SongBench: A Fine-Grained Multi-Aspect Benchmark for Song Quality Assessment
11,717 expert-labeled samples reveal gaps in current text-to-song models...
Recent advances in Text-to-Song generation have produced realistic musical outputs, but existing evaluation benchmarks lack the professional granularity to assess multi-dimensional aesthetic nuances. To address this, researchers from multiple institutions introduce SongBench, a specialized framework for fine-grained song quality assessment. SongBench evaluates across seven key dimensions: Vocal, Instrument, Melody, Structure, Arrangement, Mixing, and Musicality. The team constructed an expert-annotated database comprising 11,717 samples from state-of-the-art models, each labeled by music professionals. Extensive experiments show SongBench achieves high correlation with expert ratings, effectively diagnosing strengths and weaknesses in current models.

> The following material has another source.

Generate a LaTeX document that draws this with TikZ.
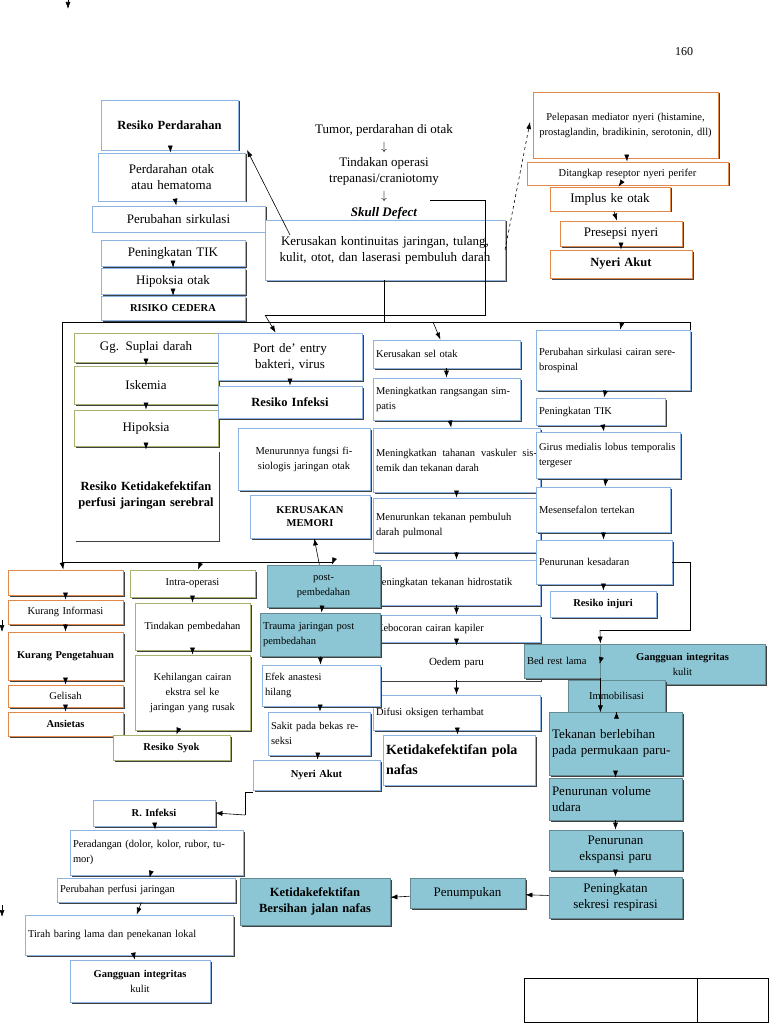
\documentclass[tikz,border=0pt]{standalone}
\usepackage{fontspec}
\setmainfont{Liberation Serif}
\usetikzlibrary{shadows,arrows.meta}
\definecolor{bblue}{HTML}{8DB3E2}
\definecolor{borange}{HTML}{E2884A}
\definecolor{bgreen}{HTML}{A5B36E}
\definecolor{tealf}{HTML}{8CC6D4}
\tikzset{
  box/.style={draw=bblue, fill=white, line width=0.8pt, inner sep=2pt, align=center,
    font=\fontsize{10.5}{15}\selectfont,
    drop shadow={shadow xshift=1.5pt, shadow yshift=-1.5pt, fill=black!75, opacity=1}},
  obox/.style={box, draw=borange},
  gbox/.style={box, draw=bgreen},
  tbox/.style={box, fill=tealf, draw=tealf!70!black},
  big/.style={font=\fontsize{13}{16}\selectfont},
  hd/.style={font=\bfseries\fontsize{12.5}{16}\selectfont},
  sb/.style={font=\bfseries\fontsize{10.5}{13}\selectfont},
  arr/.style={-{Latex[length=7pt,width=5pt]}, black, line width=0.6pt},
  ln/.style={black, line width=0.6pt}
}
\newcommand\bx[7][]{%
  \pgfmathsetmacro\bw{#5-#3}\pgfmathsetmacro\bh{#6-#4}\pgfmathsetmacro\tw{#5-#3-6}%
  \node[box, #1, minimum width=\bw pt, minimum height=\bh pt, text width=\tw pt]
    (#2) at ({(#3+#5)/2},{(#4+#6)/2}) {#7};
}
\begin{document}
\begin{tikzpicture}[x=1pt,y=-1pt]
\useasboundingbox (0,0) rectangle (768,1024);
% header
\node[font=\fontsize{12}{14}\selectfont] (page) at (684,52) {160};
\coordinate (t0) at (68,0); \coordinate (t1) at (68,9);
\draw[arr] (t0) -- (t1);
\node[big] (tumor) at (384,130) {Tumor, perdarahan di otak};
\node[big, align=center] (ops) at (384,171) {Tindakan operasi\\trepanasi/craniotomy};
\node[big, font=\bfseries\itshape\fontsize{13}{16}\selectfont] (skull) at (384,213) {Skull Defect};
\node[big] at (384,148) {$\downarrow$};
\node[big] at (384,197) {$\downarrow$};
\node[big] at (384,230) {$\downarrow$};
% top left
\bx[hd]{rp}{101}{100}{238}{150}{Resiko Perdarahan}
\bx[big]{po}{98}{153}{245}{201}{Perdarahan otak atau hematoma}
\bx[big]{ps}{92}{206}{265}{232}{Perubahan sirkulasi}
\bx[big]{ptik}{101}{240}{245}{266}{Peningkatan TIK}
\bx[big]{ho}{101}{268}{245}{294}{Hipoksia otak}
\bx[sb]{rc}{101}{296}{245}{320}{RISIKO CEDERA}
\bx[big]{kk}{265}{220}{505}{280}{Kerusakan kontinuitas jaringan, tulang, kulit, otot, dan laserasi pembuluh darah}
% top right
\bx[obox]{pm}{533}{92}{718}{158}{Pelepasan mediator nyeri (histamine, prostaglandin, bradikinin, serotonin, dll)}
\bx[obox]{dr}{527}{162}{728}{185}{Ditangkap reseptor nyeri perifer}
\bx[obox, big]{ik}{550}{187}{670}{211}{Implus ke otak}
\bx[obox, big]{pn}{560}{221}{682}{246}{Presepsi nyeri}
\bx[obox, hd]{na}{550}{250}{692}{278}{Nyeri Akut}
% middle left
\bx[gbox, big]{gs}{74}{333}{218}{362}{Gg. Suplai darah}
\bx[gbox, big]{isk}{74}{366}{218}{404}{Iskemia}
\bx[gbox, big]{hip}{74}{410}{218}{446}{Hipoksia}
\bx[draw=white, drop shadow={opacity=0}, hd]{rk}{74}{450}{218}{540}{Resiko Ketidakefektifan perfusi jaringan serebral}
\bx[big]{pe}{218}{333}{362}{380}{Port de' entry bakteri, virus}
\bx[hd]{ri}{218}{386}{362}{418}{Resiko Infeksi}
\bx{mf}{238}{428}{370}{490}{Menurunnya fungsi fisiologis jaringan otak}
\bx[sb]{km}{250}{495}{370}{538}{KERUSAKAN MEMORI}
% center column
\bx[align=left]{ks}{373}{340}{520}{368}{Kerusakan sel otak}
\bx[align=left]{mr}{373}{378}{520}{420}{Meningkatkan rangsangan simpatis}
\bx[align=justify]{mt}{373}{428}{540}{492}{Meningkatkan tahanan vaskuler sistemik dan tekanan darah}
\bx[align=left]{mtp}{373}{498}{540}{552}{Menurunkan tekanan pembuluh darah pulmonal}
\bx[align=left]{pth}{373}{560}{540}{605}{Peningkatan tekanan hidrostatik}
\bx[align=left]{kc}{373}{615}{540}{642}{Kebocoran cairan kapiler}
\bx[draw=white, drop shadow={opacity=0}, font=\fontsize{11}{13}\selectfont]{oe}{373}{646}{540}{680}{Oedem paru}
\bx[align=left]{dox}{373}{695}{540}{730}{Difusi oksigen terhambat}
\bx[align=left, font=\bfseries\fontsize{14}{20}\selectfont]{kpn}{383}{735}{535}{785}{Ketidakefektifan pola nafas}
% right column
\bx[align=left]{psc}{536}{330}{690}{390}{Perubahan sirkulasi cairan serebrospinal}
\bx[align=left]{ptk}{536}{398}{665}{425}{Peningkatan TIK}
\bx[align=left]{gm}{536}{432}{680}{478}{Girus medialis lobus temporalis tergeser}
\bx[align=left]{mes}{536}{487}{670}{532}{Mesensefalon tertekan}
\bx[align=left]{pk}{536}{540}{672}{584}{Penurunan kesadaran}
\bx[sb]{rij}{550}{591}{656}{617}{Resiko injuri}
\bx[tbox, drop shadow={opacity=0}, align=left]{brl}{524}{644}{600}{678}{Bed rest lama}
\bx[tbox]{gik}{600}{644}{765}{684}{\textbf{Gangguan integritas}\\kulit}
\bx[tbox, drop shadow={opacity=0}]{imm}{568}{680}{665}{712}{Immobilisasi}
\bx[tbox, big, align=left]{tb}{549}{712}{682}{775}{Tekanan berlebihan pada permukaan paru-}
\bx[tbox, big, align=left]{pvu}{549}{778}{682}{820}{Penurunan volume udara}
\bx[tbox, big]{pep}{549}{830}{682}{870}{Penurunan ekspansi paru}
\bx[tbox, big]{psr}{549}{877}{682}{918}{Peningkatan sekresi respirasi}
\bx[tbox, big]{pen}{410}{878}{525}{908}{Penumpukan}
\bx[tbox, hd]{kbj}{240}{878}{390}{925}{Ketidakefektifan Bersihan jalan nafas}
% bottom left
\bx[obox]{pen0}{8}{570}{123}{595}{}
\bx[obox]{ki}{8}{600}{123}{624}{Kurang Informasi}
\bx[obox, sb]{kp}{8}{632}{123}{680}{Kurang Pengetahuan}
\bx[obox]{gel}{8}{685}{123}{707}{Gelisah}
\bx[obox, sb]{ans}{8}{712}{123}{736}{Ansietas}
\bx[gbox]{io}{130}{570}{255}{597}{Intra-operasi}
\bx[gbox]{tp}{135}{603}{250}{650}{Tindakan pembedahan}
\bx[gbox]{kca}{135}{655}{250}{730}{Kehilangan cairan ekstra sel ke jaringan yang rusak}
\bx[gbox, sb]{rs}{113}{735}{230}{760}{Resiko Syok}
\bx[tbox]{postp}{267}{565}{380}{607}{post-\\pembedahan}
\bx[tbox, align=left]{tj}{260}{613}{380}{656}{Trauma jaringan post pembedahan}
\bx[align=left]{ea}{262}{665}{380}{706}{Efek anastesi\\hilang}
\bx[align=left]{sp}{268}{712}{370}{755}{Sakit pada bekas reseksi}
\bx[sb]{na2}{253}{760}{380}{790}{Nyeri Akut}
\bx[sb]{rinf}{93}{800}{215}{826}{R. Infeksi}
\bx[align=left]{pr}{70}{830}{243}{875}{Peradangan (dolor, kolor, rubor, tumor)}
\bx[align=left]{ppj}{57}{878}{235}{902}{Perubahan perfusi jaringan}
\bx[align=left]{tbl}{25}{915}{233}{955}{Tirah baring lama dan penekanan lokal}
\bx{gik2}{70}{960}{210}{1002}{\textbf{Gangguan integritas}\\kulit}
% empty table
\draw[ln] (524,978) rectangle (768,1022);
\draw[ln] (697,978) -- (697,1022);
% chains
\foreach \a/\b in {rp/po,po/ps,ptik/ho,ho/rc,pm/dr,dr/ik,ik/pn,pn/na,gs/isk,isk/hip,hip/rk,
  pe/ri,ks/mr,mr/mt,mt/mtp,mtp/pth,pth/kc,kc/oe,oe/dox,dox/kpn,psc/ptk,ptk/gm,gm/mes,mes/pk,pk/rij,
  tb/pvu,pvu/pep,pep/psr,psr/pen,pen/kbj,pen0/ki,ki/kp,kp/gel,gel/ans,
  io/tp,tp/kca,kca/rs,postp/tj,tj/ea,ea/sp,sp/na2,postp/km,rinf/pr,pr/ppj,ppj/tbl,tbl/gik2}
  \draw[arr] (\a) -- (\b);
\draw[arr] (brl.east) -- (gik.west);
\draw[arr] (brl.south east) -- (imm.south -| brl.south east);
\draw[arr] (imm) -- (tb.north -| imm);
% bus lines
\coordinate (k1) at (290,235); \coordinate (k2) at (247,150);
\draw[arr] (k1) -- (k2);
\coordinate (d1) at (505,250); \coordinate (d2) at (530,122);
\draw[arr, dashed] (d1) -- (d2);
\coordinate (s1) at (430,200); \coordinate (s2) at (485,200); \coordinate (s3) at (485,315);
\draw[ln] (s1) -- (s2) -- (s3) -- (265,315);
\coordinate (b0) at (384,280); \coordinate (b1) at (384,322);
\draw[ln] (b0) -- (b1);
\draw[ln] (62,322) -- (690,322);
\draw[arr] (433,322) -- (ks);
\draw[arr] (622,322) -- (psc);
\draw[arr] (265,315) -- (pe);
\draw[ln] (690,322) -- (690,330);
\draw[ln] (62,322) -- (62,562) -- (333,562);
\draw[arr] (62,562) -- (pen0);
\draw[arr] (201,562) -- (io);
\draw[arr] (333,562) -- (postp);
\coordinate (p1) at (690,562);
\draw[ln] (pk.east) -- (p1) -- (690,630) -- (600,630);
\draw[arr] (600,630) -- (brl.north east);
\coordinate (r1) at (245,792); \coordinate (r2) at (245,815);
\draw[ln] (na2.west |- r1) -- (r1) -- (r2);
\draw[arr] (r2) -- (rinf.east);
\coordinate (l1) at (2,620); \coordinate (l2) at (2,632);
\draw[arr] (l1) -- (l2);
\coordinate (l3) at (2,905); \coordinate (l4) at (2,917);
\draw[arr] (l3) -- (l4);
\end{tikzpicture}
\end{document}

By revealing fine-grained performance gaps in state-of-the-art systems, SongBench serves as a diagnostic benchmark to guide future development toward more professional and musically coherent song generation. This tool is particularly valuable for researchers and developers working on AI music generation, offering a standardized way to measure and compare model quality beyond simple subjective listening. The benchmark's multi-aspect approach ensures that improvements in one area (e.g., melody) don't come at the expense of others (e.g., mixing), promoting holistic advancement in AI music creation.
- Evaluates songs across 7 dimensions: Vocal, Instrument, Melody, Structure, Arrangement, Mixing, and Musicality
- Database includes 11,717 expert-annotated samples from state-of-the-art models
- Achieves high correlation with professional human ratings for diagnostic benchmarking
Why It Matters
SongBench provides a standardized, professional-grade metric to accelerate improvement in AI music generation quality.